Last week, the college kicked off its year-long Black Excellence celebration with a luncheon and series of events — both celebrating the Black community at Swarthmore while also recognizing its complex and difficult history and the current issues that affect Black students on campus. This year marks the 50th anniversary of the Black Cultural Center and the Black Studies department, as well as the 25th anniversary of the Chester Children’s Chorus.
On Friday, September 27th, President Valerie Smith officially kicked off the celebration with a catered lunch outside on Trotter Lawn. In her opening remarks, President Smith stressed the importance of recognizing the various forms in which Black Excellence manifests.
“Celebrating Black Excellence at Swarthmore was conceived as a way of acknowledging the versatility, power, and contributions of Black faculty, staff, students, and alumni at Swarthmore,” said Smith. “It’s about celebrating the diversity of Black lives and experiences, and understanding that excellence can reveal itself in various and unpredictable ways.”
Anthony Foy, the program coordinator of the Black Studies department, spoke at the event, inviting the Swarthmore community to look both back and forward.
“We take this moment—a long year—to mark fifty years of Black Studies at Swarthmore and to celebrate Black Excellence here and elsewhere. I invite all of you, then, to join us in this year of celebration, reflection, and imagination: celebrating all that our Black Studies students, faculty, staff, and other allies have achieved; reflecting yet on our own difficult histories while reflecting, too, on the larger tumultuous history within which we now stand; imagining what our own Black Studies program should be fifty years from now while imagining, too, what peace, justice, and equality will mean for us in the future to come,” Foy said.
The event highlighted several speakers in addition to administrators and faculty members, including students and EVS staff.
Members of the Swarthmore African American Society (SASS) began to push for a Black Studies major in 1968. Soon after, a committee of faculty and students was formed to build a Black Studies curriculum as well as to determine who would be teaching courses.
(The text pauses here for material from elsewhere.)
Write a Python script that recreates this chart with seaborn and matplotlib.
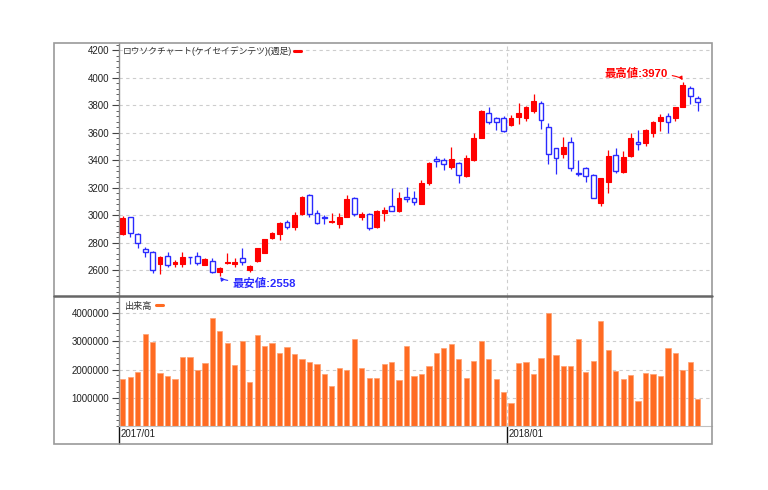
import numpy as np
import seaborn as sns
import matplotlib.pyplot as plt
from matplotlib.lines import Line2D
from matplotlib.patches import Rectangle
from matplotlib.ticker import MultipleLocator

# weekly OHLC (ケイセイデンテツ, 2017/01 - 2018/06)
opens = [2860, 2983, 2859, 2753, 2728, 2644, 2704, 2641, 2641, 2697,
         2702, 2636, 2665, 2588, 2649, 2644, 2685, 2600, 2665, 2726,
         2830, 2859, 2947, 2910, 3007, 3145, 3017, 2985, 2949, 2935,
         2988, 3121, 2988, 3005, 2910, 3012, 3068, 3031, 3128, 3121,
         3080, 3235, 3405, 3400, 3347, 3376, 3286, 3398, 3563, 3740,
         3704, 3704, 3653, 3716, 3704, 3757, 3818, 3643, 3485, 3442,
         3534, 3303, 3340, 3289, 3090, 3243, 3437, 3316, 3430, 3534,
         3527, 3600, 3684, 3721, 3704, 3782, 3927, 3854]
highs = [2990, 2988, 2867, 2770, 2738, 2702, 2728, 2673, 2733, 2697,
         2733, 2685, 2685, 2624, 2721, 2690, 2758, 2636, 2760, 2825,
         2879, 2952, 2964, 3019, 3138, 3153, 3034, 2998, 3017, 3017,
         3145, 3133, 3019, 3012, 3036, 3061, 3194, 3165, 3201, 3172,
         3255, 3388, 3431, 3412, 3496, 3388, 3436, 3600, 3762, 3782,
         3714, 3721, 3726, 3818, 3794, 3879, 3830, 3672, 3485, 3568,
         3570, 3400, 3350, 3296, 3272, 3471, 3485, 3466, 3600, 3617,
         3624, 3684, 3738, 3740, 3789, 3970, 3939, 3867]
lows = [2855, 2838, 2758, 2697, 2580, 2571, 2624, 2624, 2624, 2641,
        2636, 2636, 2581, 2558, 2644, 2624, 2636, 2588, 2661, 2721,
        2823, 2818, 2896, 2891, 3000, 2983, 2935, 2935, 2939, 2908,
        2983, 2993, 2964, 2891, 2908, 2959, 3031, 3024, 3092, 3073,
        3080, 3218, 3347, 3327, 3334, 3230, 3279, 3393, 3558, 3665,
        3617, 3607, 3648, 3660, 3684, 3745, 3629, 3369, 3296, 3413,
        3320, 3284, 3243, 3121, 3066, 3163, 3308, 3308, 3425, 3473,
        3502, 3568, 3612, 3600, 3684, 3782, 3806, 3757]
closes = [2975, 2867, 2794, 2728, 2600, 2692, 2636, 2661, 2692, 2692,
          2653, 2680, 2588, 2617, 2661, 2656, 2656, 2629, 2758, 2823,
          2872, 2944, 2915, 3000, 3133, 3005, 2944, 2978, 2959, 2988,
          3116, 3005, 3005, 2908, 3031, 3036, 3031, 3121, 3114, 3097,
          3235, 3376, 3395, 3368, 3405, 3291, 3412, 3558, 3757, 3677,
          3677, 3612, 3704, 3745, 3789, 3830, 3689, 3442, 3418, 3495,
          3340, 3296, 3284, 3121, 3267, 3430, 3320, 3422, 3558, 3515,
          3619, 3680, 3714, 3677, 3789, 3947, 3867, 3825]
volume = [1660000, 1720000, 1930000, 3270000, 2990000, 1890000, 1790000, 1660000, 2460000, 2430000,
          1990000, 2220000, 3820000, 3360000, 2930000, 2150000, 3030000, 1560000, 3230000, 2850000,
          2960000, 2600000, 2790000, 2560000, 2390000, 2260000, 2210000, 1850000, 1410000, 2050000,
          1990000, 3090000, 2050000, 1700000, 1700000, 2210000, 2280000, 1640000, 2850000, 1780000,
          1850000, 2120000, 2590000, 2760000, 2920000, 2380000, 1700000, 2320000, 3020000, 2380000,
          1680000, 1220000, 830000, 2220000, 2280000, 1850000, 2410000, 3990000, 2510000, 2120000,
          2120000, 3090000, 1920000, 2320000, 3730000, 2690000, 1960000, 1680000, 1810000, 880000,
          1880000, 1850000, 1790000, 2780000, 2590000, 1990000, 2260000, 960000]

tick_weeks = [0, 52]
tick_labels = ["2017/01", "2018/01"]
price_ticks = [2600, 2800, 3000, 3200, 3400, 3600, 3800, 4000, 4200]
vol_ticks = [1000000, 2000000, 3000000, 4000000]

RED = "#FF0000"
BLUE = "#2A2AFF"
ORANGE = "#FF6B22"
GRID = "#CDCDCD"

sns.set_style("white")
plt.rcParams['font.family'] = ['Liberation Sans', 'Noto Sans CJK JP']

W, H = 768, 490
fig = plt.figure(figsize=(7.68, 4.9), dpi=100)


def fx(px):
    return px / W


def fy(py):
    return 1 - py / H


ax = fig.add_axes([fx(119), fy(296), fx(712) - fx(119), fy(43) - fy(296)])
ax2 = fig.add_axes([fx(119), fy(426), fx(712) - fx(119), fy(296) - fy(426)])

x = np.arange(len(opens))
o = np.array(opens)
c = np.array(closes)
up = c >= o
cols = [RED if u else BLUE for u in up]

# candles
ax.vlines(x, lows, highs, colors=cols, lw=0.9, zorder=2)
bottom = np.minimum(o, c)
height = np.maximum(np.abs(c - o), 4)
ax.bar(x[up], height[up], bottom=bottom[up], width=0.64,
       color=RED, edgecolor=RED, lw=0.8, zorder=3)
ax.bar(x[~up], height[~up], bottom=bottom[~up], width=0.64,
       color="white", edgecolor=BLUE, lw=1.0, zorder=3)

# volume
sns.barplot(x=x, y=volume, ax=ax2, color=ORANGE, saturation=1, width=0.7,
            native_scale=True, errorbar=None, edgecolor="#FFA070", linewidth=0.5, zorder=2)
ax2.set_xlabel("")
ax2.set_ylabel("")

for a in (ax, ax2):
    a.set_xlim(-0.5, 78.9)
    a.set_axisbelow(True)
    a.grid(axis="y", linestyle=(0, (3, 3)), color=GRID, lw=0.8)
    a.grid(axis="x", visible=False)
    a.axvline(tick_weeks[1] - 0.5, linestyle=(0, (3, 3)), color=GRID, lw=0.8, zorder=0)
    for s in ("top", "right", "bottom"):
        a.spines[s].set_visible(False)
    a.spines["left"].set_color("#8a8a8a")
    a.spines["left"].set_linewidth(1)
    a.tick_params(axis="y", which="major", length=5, width=0.8, color="#444",
                  labelsize=7, pad=2, labelcolor="#222", left=True)
    a.tick_params(axis="y", which="minor", length=2, width=0.6, color="#444", left=True)

ax.set_ylim(2411, 4251)
ax.set_yticks(price_ticks)
ax.yaxis.set_minor_locator(MultipleLocator(40))
ax.set_xticks([])

ax2.set_ylim(0, 4610000)
ax2.set_yticks(vol_ticks)
ax2.set_yticklabels([str(v) for v in vol_ticks])
ax2.yaxis.set_minor_locator(MultipleLocator(200000))
ax2.spines["bottom"].set_visible(True)
ax2.spines["bottom"].set_color("#c0c0c0")
ax2.set_xticks([w - 0.5 for w in tick_weeks])
ax2.set_xticklabels([])
ax2.tick_params(axis="x", length=13, width=1, color="#111", direction="out", bottom=True)
for w, lab in zip(tick_weeks, tick_labels):
    ax2.annotate(lab, xy=(w - 0.5, 0), xycoords=ax2.get_xaxis_transform(),
                 xytext=(1.2, -2), textcoords="offset points",
                 ha="left", va="top", fontsize=7, color="#222")

# legends
ax.legend(handles=[Line2D([], [], color=RED, lw=2.2)],
          labels=["ロウソクチャート(ケイセイデンテツ)(週足)"],
          loc="upper left", bbox_to_anchor=(0, 1), markerfirst=False, frameon=False,
          handlelength=0.7, handletextpad=0.3, fontsize=6.3, borderaxespad=0.2,
          borderpad=0.2, labelcolor="#333")
ax2.legend(handles=[Line2D([], [], color=ORANGE, lw=2.2)], labels=["出来高"],
           loc="upper left", bbox_to_anchor=(0, 1), markerfirst=False, frameon=False,
           handlelength=0.7, handletextpad=0.5, fontsize=6.6, borderaxespad=0.4,
           borderpad=0.2, labelcolor="#333")

# high / low annotations
i_lo = int(np.argmin(lows))
i_hi = int(np.argmax(highs))
ax.annotate(f"最安値:{lows[i_lo]}", xy=(i_lo, lows[i_lo]), xytext=(9, -5),
            textcoords="offset points", ha="left", va="center", fontsize=8.2,
            fontweight="bold", color=BLUE,
            arrowprops=dict(arrowstyle="-|>", color=BLUE, lw=0.8, mutation_scale=5,
                            connectionstyle="angle3,angleA=0,angleB=90",
                            shrinkA=1, shrinkB=1))
ax.annotate(f"最高値:{highs[i_hi]}", xy=(i_hi, highs[i_hi]), xytext=(-11, 6),
            textcoords="offset points", ha="right", va="center", fontsize=8.2,
            fontweight="bold", color=RED,
            arrowprops=dict(arrowstyle="-|>", color=RED, lw=0.8, mutation_scale=5,
                            connectionstyle="angle3,angleA=0,angleB=90",
                            shrinkA=1, shrinkB=1))

# frame and panel separator
fig.add_artist(Rectangle((fx(54), fy(444)), fx(712) - fx(54), fy(43) - fy(444),
                         transform=fig.transFigure, fill=False, edgecolor="#9a9a9a", lw=1.2))
fig.add_artist(Line2D([fx(54), fx(712)], [fy(296), fy(296)], transform=fig.transFigure,
                      color="#666", lw=1.8))

fig.savefig("out.png", dpi=100)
There have been several Black Excellence events already on campus. One of those events was the BCC Open House, hosted on September 12th, which gave an opportunity for returning students, faculty, and staff to come together and welcome new members to the Swarthmore community. McCabe library is also currently displaying a special exhibit titled Looking Back to Move Forward, cataloging the history of the BCC and the Black community at Swarthmore. The display, consisting of pictures and clippings of newspaper articles and brochures, is open to the public until October 11th. There is one case with documents from the 1960s detailing protests led by Black students who called on the college to hire more Black faculty and admit more Black students. There are also pictures and documents about the history of the BCC over the 50 years that it has been open. On October 7th, Nikki Giovanni, a renowned Black poet who has three New York Times bestsellers and a Grammy nomination under her belt, will be returning to Swarthmore. Giovanni is known for her poetry collections Black Feelings, Black Talk, Love Poems, and My House. Her early poetry was inspired by the Black Power movement and her current work continues to explore personal and historical themes. Her last visit to Swarthmore took place during the celebration for the 10th anniversary of the BCC, in 1979. As a celebration of their 25th anniversary, Chester Children’s Chorus will host a concert on October 12th. All events celebrating Black Excellence are and will be posted on the campus calendar, on the Swarthmore website, and on flyers across campus. This is a year-long celebration: further coverage is to follow.